Nicaragua: Daniel Ortega on course for controversial fourth term

Sunday’s elections followed a months-long crackdown on opposition and have been criticised by observers.

Nicaragua's President Daniel Ortega will run for a fourth consecutive term on Sunday, in elections that follow crackdowns on opposition candidates [File: Alfredo Zuniga/AP Photo]

Nicaraguan President Daniel Ortega looked set to extend his rule into a fourth term following a controversial election on Sunday, after jailing top rivals and criminalising most dissent.

The polls, which have been widely condemned by rights groups and international observers, closed at 6pm (00:00 GMT).

The United States dismissed the vote as a sham, while Costa Rica, the country’s southern neighbour, also rejected the election even before preliminary results were announced.
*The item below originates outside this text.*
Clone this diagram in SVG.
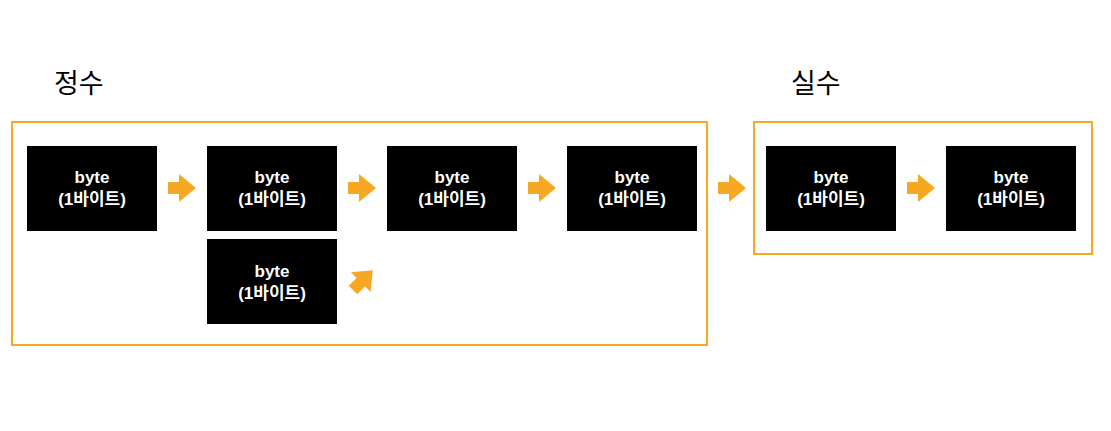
<svg xmlns="http://www.w3.org/2000/svg" width="1111" height="431" viewBox="0 0 1111 431">
<style>
.f{fill:none;stroke:#F7A823;stroke-width:2}
.b{fill:#000}
.t{fill:#fff;font-family:"Liberation Sans","Noto Sans CJK KR",sans-serif;font-weight:bold;font-size:17px;text-anchor:middle}
.h{fill:#000;font-family:"Noto Sans CJK KR",sans-serif;font-size:27px}
.a{fill:#F7A823}
</style>
<defs><path id="ar" d="M0,-6H11V-14L28,0L11,14V6H0Z"/></defs>
<rect class="f" x="12" y="122" width="695" height="223"/>
<rect class="f" x="754" y="122" width="338" height="132"/>
<text class="h" x="54" y="93">정수</text>
<text class="h" x="791" y="93">실수</text>
<g id="n1"><rect class="b" x="27" y="146" width="130" height="85"/><text class="t" x="92" y="183">byte</text><text class="t" x="92" y="205">(1바이트)</text></g>
<g id="n2"><rect class="b" x="207" y="146" width="130" height="85"/><text class="t" x="272" y="183">byte</text><text class="t" x="272" y="205">(1바이트)</text></g>
<g id="n3"><rect class="b" x="387" y="146" width="130" height="85"/><text class="t" x="452" y="183">byte</text><text class="t" x="452" y="205">(1바이트)</text></g>
<g id="n4"><rect class="b" x="567" y="146" width="130" height="85"/><text class="t" x="632" y="183">byte</text><text class="t" x="632" y="205">(1바이트)</text></g>
<g id="n5"><rect class="b" x="207" y="239" width="130" height="85"/><text class="t" x="272" y="277">byte</text><text class="t" x="272" y="299">(1바이트)</text></g>
<g id="n6"><rect class="b" x="766" y="146" width="130" height="85"/><text class="t" x="831" y="183">byte</text><text class="t" x="831" y="205">(1바이트)</text></g>
<g id="n7"><rect class="b" x="946" y="146" width="130" height="85"/><text class="t" x="1011" y="183">byte</text><text class="t" x="1011" y="205">(1바이트)</text></g>
<g id="connectors" class="a">
<use href="#ar" x="168" y="188"/>
<use href="#ar" x="348" y="188"/>
<use href="#ar" x="528" y="188"/>
<use href="#ar" x="718" y="188"/>
<use href="#ar" x="907" y="188"/>
<use href="#ar" transform="translate(353,290) rotate(-45)"/>
</g>
</svg>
While lines of voters formed in the capital, Managua, at some polling places in the morning, they later eased considerably, suggesting a historically low turnout.

Ortega, 75, whose Sandinista Front party and allies control the congress and government institutions, faces a field of little-known candidates in the presidential race on Sunday, while opposition figures who represented the most significant challenge to the former revolutionary leader’s rule remain in prison.
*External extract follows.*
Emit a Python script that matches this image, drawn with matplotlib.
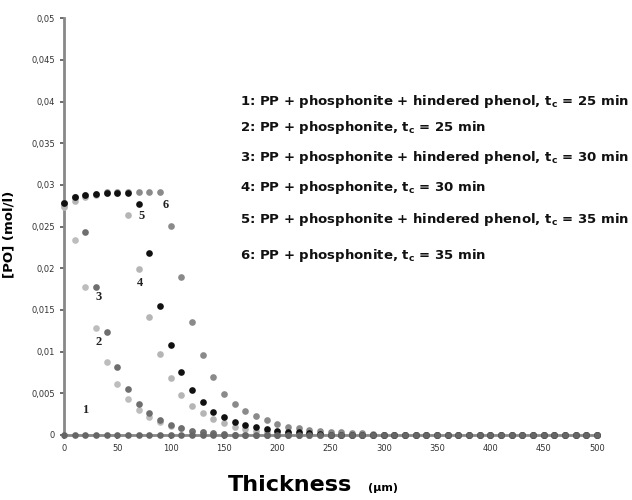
import matplotlib
matplotlib.use('Agg')
import matplotlib.pyplot as plt

# epaisseur (um), un point tous les 10 um
thickness = list(range(0, 501, 10))

# [PO] en mol/l (queue = 0)
po_1 = [0.0]
po_2 = [0.0273, 0.0234, 0.0178, 0.0128, 0.0088, 0.0061, 0.0043, 0.0030, 0.0022, 0.0016,
        0.0011, 0.0008, 0.0005, 0.0003, 0.0002, 0.0001]
po_3 = [0.0278, 0.0285, 0.0243, 0.0178, 0.0123, 0.0082, 0.0055, 0.0037, 0.0026, 0.0018,
        0.0012, 0.0008, 0.0005, 0.0003, 0.0002, 0.0001]
po_4 = [0.0275, 0.0281, 0.0285, 0.0288, 0.0290, 0.0290, 0.0264, 0.0199, 0.0141, 0.0097,
        0.0068, 0.0048, 0.0035, 0.0026, 0.0019, 0.0014, 0.0010, 0.0007, 0.0005, 0.0004,
        0.0003, 0.0002, 0.0001]
po_5 = [0.0278, 0.0286, 0.0288, 0.0289, 0.0290, 0.0290, 0.0290, 0.0277, 0.0218, 0.0155,
        0.0108, 0.0076, 0.0054, 0.0039, 0.0028, 0.0021, 0.0016, 0.0012, 0.0009, 0.0007,
        0.0005, 0.0004, 0.0003, 0.0002, 0.0001]
po_6 = [0.0278, 0.0286, 0.0288, 0.0289, 0.0291, 0.0291, 0.0291, 0.0291, 0.0292, 0.0291,
        0.0251, 0.0190, 0.0136, 0.0096, 0.0069, 0.0049, 0.0037, 0.0029, 0.0023, 0.0018,
        0.0013, 0.0010, 0.0008, 0.0006, 0.0005, 0.0004, 0.0003, 0.0002, 0.0002, 0.0001]

legend_lines = [
    r"1: PP + phosphonite + hindered phenol, t$_\mathbf{c}$ = 25 min",
    r"2: PP + phosphonite, t$_\mathbf{c}$ = 25 min",
    r"3: PP + phosphonite + hindered phenol, t$_\mathbf{c}$ = 30 min",
    r"4: PP + phosphonite, t$_\mathbf{c}$ = 30 min",
    r"5: PP + phosphonite + hindered phenol, t$_\mathbf{c}$ = 35 min",
    r"6: PP + phosphonite, t$_\mathbf{c}$ = 35 min",
]

yticks = [0, 0.005, 0.01, 0.015, 0.02, 0.025, 0.03, 0.035, 0.04, 0.045, 0.05]
ytick_labels = ['0', '0,005', '0,01', '0,015', '0,02', '0,025', '0,03', '0,035', '0,04', '0,045', '0,05']
xticks = list(range(0, 501, 50))


def pad(vals):
    return vals + [0.0] * (len(thickness) - len(vals))


fig = plt.figure(figsize=(6.32, 5), dpi=100)
ax = fig.add_axes([0.1013, 0.13, 0.8433, 0.8334])

series = [
    (po_2, '#bdbdbd'),
    (po_3, '#6e6e6e'),
    (po_4, '#b5b5b5'),
    (po_6, '#8a8a8a'),
    (po_5, '#111111'),
    (po_1, '#666666'),
]
for vals, col in series:
    ax.plot(thickness, pad(vals), 'o', color=col, markersize=4.8, markeredgewidth=0, clip_on=False, zorder=3)

# numeros des courbes
curve_labels = [('1', 20, 0.0030), ('2', 32, 0.0111), ('3', 32, 0.0165),
                ('4', 71, 0.0182), ('5', 73, 0.0263), ('6', 95, 0.0276)]
for txt, x, y in curve_labels:
    ax.text(x, y, txt, ha='center', va='center', fontsize=9, family='Liberation Serif',
            fontweight='bold', color='#222222', zorder=4)

ax.set_xlim(0, 500)
ax.set_ylim(0, 0.05)
ax.set_yticks(yticks)
ax.set_yticklabels(ytick_labels)
ax.set_xticks(xticks)
ax.tick_params(axis='both', labelsize=6, colors='#555555', length=3, width=1.2)
for lab in ax.get_xticklabels() + ax.get_yticklabels():
    lab.set_color('#333333')

for s in ['top', 'right']:
    ax.spines[s].set_visible(False)
for s in ['left', 'bottom']:
    ax.spines[s].set_color('#888888')
    ax.spines[s].set_linewidth(2)

ax.set_ylabel('[PO] (mol/l)', fontsize=9.5, fontweight='bold')
ax.yaxis.set_label_coords(-0.092, 0.482)

fig.text(0.361, 0.018, 'Thickness', fontsize=16, fontweight='bold', ha='left', va='baseline')
fig.text(0.583, 0.018, '(\u00b5m)', fontsize=8, fontweight='bold', ha='left', va='baseline')

leg_y = [0.798, 0.746, 0.686, 0.624, 0.562, 0.488]
for txt, y in zip(legend_lines, leg_y):
    fig.text(0.379, y, txt, fontsize=9.5, fontweight='bold', ha='left', va='center', color='#111111')

plt.savefig('out.png', dpi=100)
The election will determine who holds the presidency for the next five years, as well as 90 of the 92 seats in the country’s congress and Nicaragua’s representation in the Central American Parliament. He has ruled alongside his wife, Vice President Rosario Murillo, 70, the government’s official spokesperson, since early 2017.

Seated next to her on Sunday afternoon at an event broadcast by state television, an open-collared Ortega hailed the election as a victory over “terrorism” delivered by the “immense majority of Nicaraguans,” before launching into his critics.

“They didn’t want us to be able to hold these elections,” he said, referring to his domestic opponents and their foreign backers. “They are demons who don’t want peace for our people and instead opt for slander and disqualifications. Why? So that Nicaragua is embroiled in violence.”

The opposition called on Nicaraguans to stay at home in protest of what they said was a tainted electoral process.

As a young revolutionary, Ortega helped to overthrow the anti-communist strongman Anastasio Somoza in 1979. He first served as president from 1985 to 1990, before returning to power in 2007.

But critics say Ortega’s rule has come to resemble the government he resisted. That was particularly on display amid anti-government protests in 2018, which saw a violent crackdown by security forces and pro-government armed groups. More than 300 people were killed during the unrest, with Ortega decrying the demonstrators as “terrorists”.

In June, police arrested seven potential presidential challengers on what rights groups call trumped-up charges including undermining “national integrity”, working with foreign governments and money laundering. They remained in detention on election day. Some two dozen other opposition leaders were also detained ahead of the elections.

International response

US President Joe Biden tore into the Nicaraguan leader, saying in a statement issued before results were announced that Ortega and Murillo were “no different from the Somoza family” and had orchestrated a “pantomime election that was neither free nor fair, and most certainly not democratic.”

He called for the Ortega-Murillo government to take immediate steps to restore democracy and to immediately release the detained opposition figures.

“Until then, the United States, in close coordination with other members of the international community, will use all diplomatic and economic tools at our disposal to support the people of Nicaragua and hold accountable the Ortega-Murillo government and those that facilitate its abuses,” Biden said.

Last week, US officials said new sanctions were being considered against the couple’s government, a sentiment echoed by European Union leaders, in addition to a future review of Nicaragua’s status in the CAFTA regional trade pact.

The Organization of American States has also condemned Nicaragua’s holding of political prisoners and unwillingness to hold free and fair elections, but Ortega’s government has only railed against foreign interference.

The regional body will hold its annual general assembly in Guatemala later this week. Guatemala, Honduras and Mexico were among seven countries that abstained from a vote on a resolution last month condemning the repression in Nicaragua.

About 4.5 million Nicaraguans were eligible to vote, and the Supreme Electoral Council has said the first partial results would be released at about midnight.

In a Sunday post on social media, the Ortega-allied electoral authority celebrated more than 200 “election companions” from 27 countries plus 600 journalists of all nationalities covering the vote, without providing details.

International observers from the EU and the Organization of American States were not allowed to participate.